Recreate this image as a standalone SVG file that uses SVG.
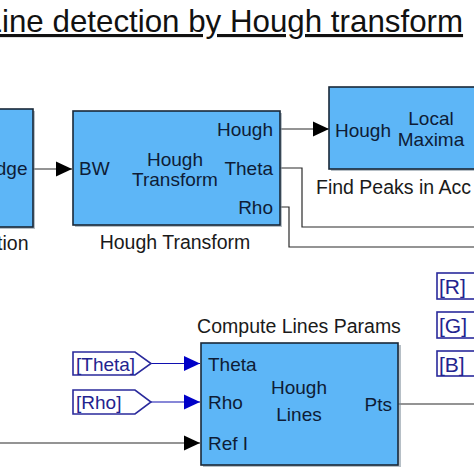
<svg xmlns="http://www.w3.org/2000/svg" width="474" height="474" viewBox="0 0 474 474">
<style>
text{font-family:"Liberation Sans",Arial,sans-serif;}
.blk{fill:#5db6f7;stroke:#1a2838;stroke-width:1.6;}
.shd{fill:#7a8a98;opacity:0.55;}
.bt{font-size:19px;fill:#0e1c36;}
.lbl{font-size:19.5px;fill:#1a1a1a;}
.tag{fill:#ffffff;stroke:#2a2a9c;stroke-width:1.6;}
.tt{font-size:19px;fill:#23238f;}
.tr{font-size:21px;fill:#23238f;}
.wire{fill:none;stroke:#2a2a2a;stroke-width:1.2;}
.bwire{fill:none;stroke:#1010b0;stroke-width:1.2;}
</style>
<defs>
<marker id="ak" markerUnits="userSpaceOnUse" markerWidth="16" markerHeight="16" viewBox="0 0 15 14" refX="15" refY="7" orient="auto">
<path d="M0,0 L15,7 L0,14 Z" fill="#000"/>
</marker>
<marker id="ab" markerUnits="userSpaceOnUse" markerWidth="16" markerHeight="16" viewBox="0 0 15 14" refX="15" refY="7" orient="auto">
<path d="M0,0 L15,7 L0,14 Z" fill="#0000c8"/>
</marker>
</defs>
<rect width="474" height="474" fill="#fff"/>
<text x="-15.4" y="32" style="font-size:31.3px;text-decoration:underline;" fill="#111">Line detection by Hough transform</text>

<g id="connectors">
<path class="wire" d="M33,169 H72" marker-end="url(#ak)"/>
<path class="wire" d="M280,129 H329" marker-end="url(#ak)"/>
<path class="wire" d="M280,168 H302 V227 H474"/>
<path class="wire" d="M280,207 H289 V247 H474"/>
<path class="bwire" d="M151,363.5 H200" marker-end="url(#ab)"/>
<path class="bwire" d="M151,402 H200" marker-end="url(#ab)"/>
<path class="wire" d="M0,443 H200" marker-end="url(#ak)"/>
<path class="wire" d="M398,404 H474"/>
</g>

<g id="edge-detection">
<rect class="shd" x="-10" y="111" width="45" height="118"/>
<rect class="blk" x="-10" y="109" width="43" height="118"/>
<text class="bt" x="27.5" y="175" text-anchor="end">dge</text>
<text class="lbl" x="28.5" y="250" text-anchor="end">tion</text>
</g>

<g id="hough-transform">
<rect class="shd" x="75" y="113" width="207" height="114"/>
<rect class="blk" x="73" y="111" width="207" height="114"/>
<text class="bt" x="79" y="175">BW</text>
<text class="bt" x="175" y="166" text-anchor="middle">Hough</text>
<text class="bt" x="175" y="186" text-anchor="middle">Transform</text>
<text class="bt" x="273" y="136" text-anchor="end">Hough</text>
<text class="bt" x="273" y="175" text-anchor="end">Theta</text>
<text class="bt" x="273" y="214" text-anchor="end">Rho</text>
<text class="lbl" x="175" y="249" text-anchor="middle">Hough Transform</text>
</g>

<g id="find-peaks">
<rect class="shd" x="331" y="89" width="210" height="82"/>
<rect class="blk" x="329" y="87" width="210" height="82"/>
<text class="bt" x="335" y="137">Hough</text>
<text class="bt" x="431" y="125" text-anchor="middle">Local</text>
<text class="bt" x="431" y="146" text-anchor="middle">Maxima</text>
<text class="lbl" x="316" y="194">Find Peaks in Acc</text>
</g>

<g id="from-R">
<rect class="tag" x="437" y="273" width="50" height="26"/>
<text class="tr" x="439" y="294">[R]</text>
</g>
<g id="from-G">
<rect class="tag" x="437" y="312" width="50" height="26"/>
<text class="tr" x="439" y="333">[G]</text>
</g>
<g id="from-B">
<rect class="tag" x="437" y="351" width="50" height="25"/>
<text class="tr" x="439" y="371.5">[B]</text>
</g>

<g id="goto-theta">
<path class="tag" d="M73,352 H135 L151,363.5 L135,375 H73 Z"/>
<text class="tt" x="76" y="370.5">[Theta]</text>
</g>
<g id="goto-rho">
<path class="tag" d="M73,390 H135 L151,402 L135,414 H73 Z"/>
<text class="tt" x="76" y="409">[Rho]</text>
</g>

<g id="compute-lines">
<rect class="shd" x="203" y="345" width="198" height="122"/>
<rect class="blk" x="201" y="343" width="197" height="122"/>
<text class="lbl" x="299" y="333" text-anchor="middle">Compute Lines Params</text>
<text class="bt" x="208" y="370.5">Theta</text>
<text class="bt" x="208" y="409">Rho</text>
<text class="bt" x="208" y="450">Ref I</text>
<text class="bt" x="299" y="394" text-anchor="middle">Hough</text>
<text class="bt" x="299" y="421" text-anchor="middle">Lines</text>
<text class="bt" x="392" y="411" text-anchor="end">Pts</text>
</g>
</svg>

##########

WHAT TO DO - Reproduce all of the material exactly, apart from the pictures.

ANSWER IN FULL -
Recreate this image as a standalone SVG file that uses SVG.
<svg xmlns="http://www.w3.org/2000/svg" width="474" height="474" viewBox="0 0 474 474">
<style>
text{font-family:"Liberation Sans",Arial,sans-serif;}
.blk{fill:#5db6f7;stroke:#1a2838;stroke-width:1.6;}
.shd{fill:#7a8a98;opacity:0.55;}
.bt{font-size:19px;fill:#0e1c36;}
.lbl{font-size:19.5px;fill:#1a1a1a;}
.tag{fill:#ffffff;stroke:#2a2a9c;stroke-width:1.6;}
.tt{font-size:19px;fill:#23238f;}
.tr{font-size:21px;fill:#23238f;}
.wire{fill:none;stroke:#2a2a2a;stroke-width:1.2;}
.bwire{fill:none;stroke:#1010b0;stroke-width:1.2;}
</style>
<defs>
<marker id="ak" markerUnits="userSpaceOnUse" markerWidth="16" markerHeight="16" viewBox="0 0 15 14" refX="15" refY="7" orient="auto">
<path d="M0,0 L15,7 L0,14 Z" fill="#000"/>
</marker>
<marker id="ab" markerUnits="userSpaceOnUse" markerWidth="16" markerHeight="16" viewBox="0 0 15 14" refX="15" refY="7" orient="auto">
<path d="M0,0 L15,7 L0,14 Z" fill="#0000c8"/>
</marker>
</defs>
<rect width="474" height="474" fill="#fff"/>
<text x="-15.4" y="32" style="font-size:31.3px;text-decoration:underline;" fill="#111">Line detection by Hough transform</text>

<g id="connectors">
<path class="wire" d="M33,169 H72" marker-end="url(#ak)"/>
<path class="wire" d="M280,129 H329" marker-end="url(#ak)"/>
<path class="wire" d="M280,168 H302 V227 H474"/>
<path class="wire" d="M280,207 H289 V247 H474"/>
<path class="bwire" d="M151,363.5 H200" marker-end="url(#ab)"/>
<path class="bwire" d="M151,402 H200" marker-end="url(#ab)"/>
<path class="wire" d="M0,443 H200" marker-end="url(#ak)"/>
<path class="wire" d="M398,404 H474"/>
</g>

<g id="edge-detection">
<rect class="shd" x="-10" y="111" width="45" height="118"/>
<rect class="blk" x="-10" y="109" width="43" height="118"/>
<text class="bt" x="27.5" y="175" text-anchor="end">dge</text>
<text class="lbl" x="28.5" y="250" text-anchor="end">tion</text>
</g>

<g id="hough-transform">
<rect class="shd" x="75" y="113" width="207" height="114"/>
<rect class="blk" x="73" y="111" width="207" height="114"/>
<text class="bt" x="79" y="175">BW</text>
<text class="bt" x="175" y="166" text-anchor="middle">Hough</text>
<text class="bt" x="175" y="186" text-anchor="middle">Transform</text>
<text class="bt" x="273" y="136" text-anchor="end">Hough</text>
<text class="bt" x="273" y="175" text-anchor="end">Theta</text>
<text class="bt" x="273" y="214" text-anchor="end">Rho</text>
<text class="lbl" x="175" y="249" text-anchor="middle">Hough Transform</text>
</g>

<g id="find-peaks">
<rect class="shd" x="331" y="89" width="210" height="82"/>
<rect class="blk" x="329" y="87" width="210" height="82"/>
<text class="bt" x="335" y="137">Hough</text>
<text class="bt" x="431" y="125" text-anchor="middle">Local</text>
<text class="bt" x="431" y="146" text-anchor="middle">Maxima</text>
<text class="lbl" x="316" y="194">Find Peaks in Acc</text>
</g>

<g id="from-R">
<rect class="tag" x="437" y="273" width="50" height="26"/>
<text class="tr" x="439" y="294">[R]</text>
</g>
<g id="from-G">
<rect class="tag" x="437" y="312" width="50" height="26"/>
<text class="tr" x="439" y="333">[G]</text>
</g>
<g id="from-B">
<rect class="tag" x="437" y="351" width="50" height="25"/>
<text class="tr" x="439" y="371.5">[B]</text>
</g>

<g id="goto-theta">
<path class="tag" d="M73,352 H135 L151,363.5 L135,375 H73 Z"/>
<text class="tt" x="76" y="370.5">[Theta]</text>
</g>
<g id="goto-rho">
<path class="tag" d="M73,390 H135 L151,402 L135,414 H73 Z"/>
<text class="tt" x="76" y="409">[Rho]</text>
</g>

<g id="compute-lines">
<rect class="shd" x="203" y="345" width="198" height="122"/>
<rect class="blk" x="201" y="343" width="197" height="122"/>
<text class="lbl" x="299" y="333" text-anchor="middle">Compute Lines Params</text>
<text class="bt" x="208" y="370.5">Theta</text>
<text class="bt" x="208" y="409">Rho</text>
<text class="bt" x="208" y="450">Ref I</text>
<text class="bt" x="299" y="394" text-anchor="middle">Hough</text>
<text class="bt" x="299" y="421" text-anchor="middle">Lines</text>
<text class="bt" x="392" y="411" text-anchor="end">Pts</text>
</g>
</svg>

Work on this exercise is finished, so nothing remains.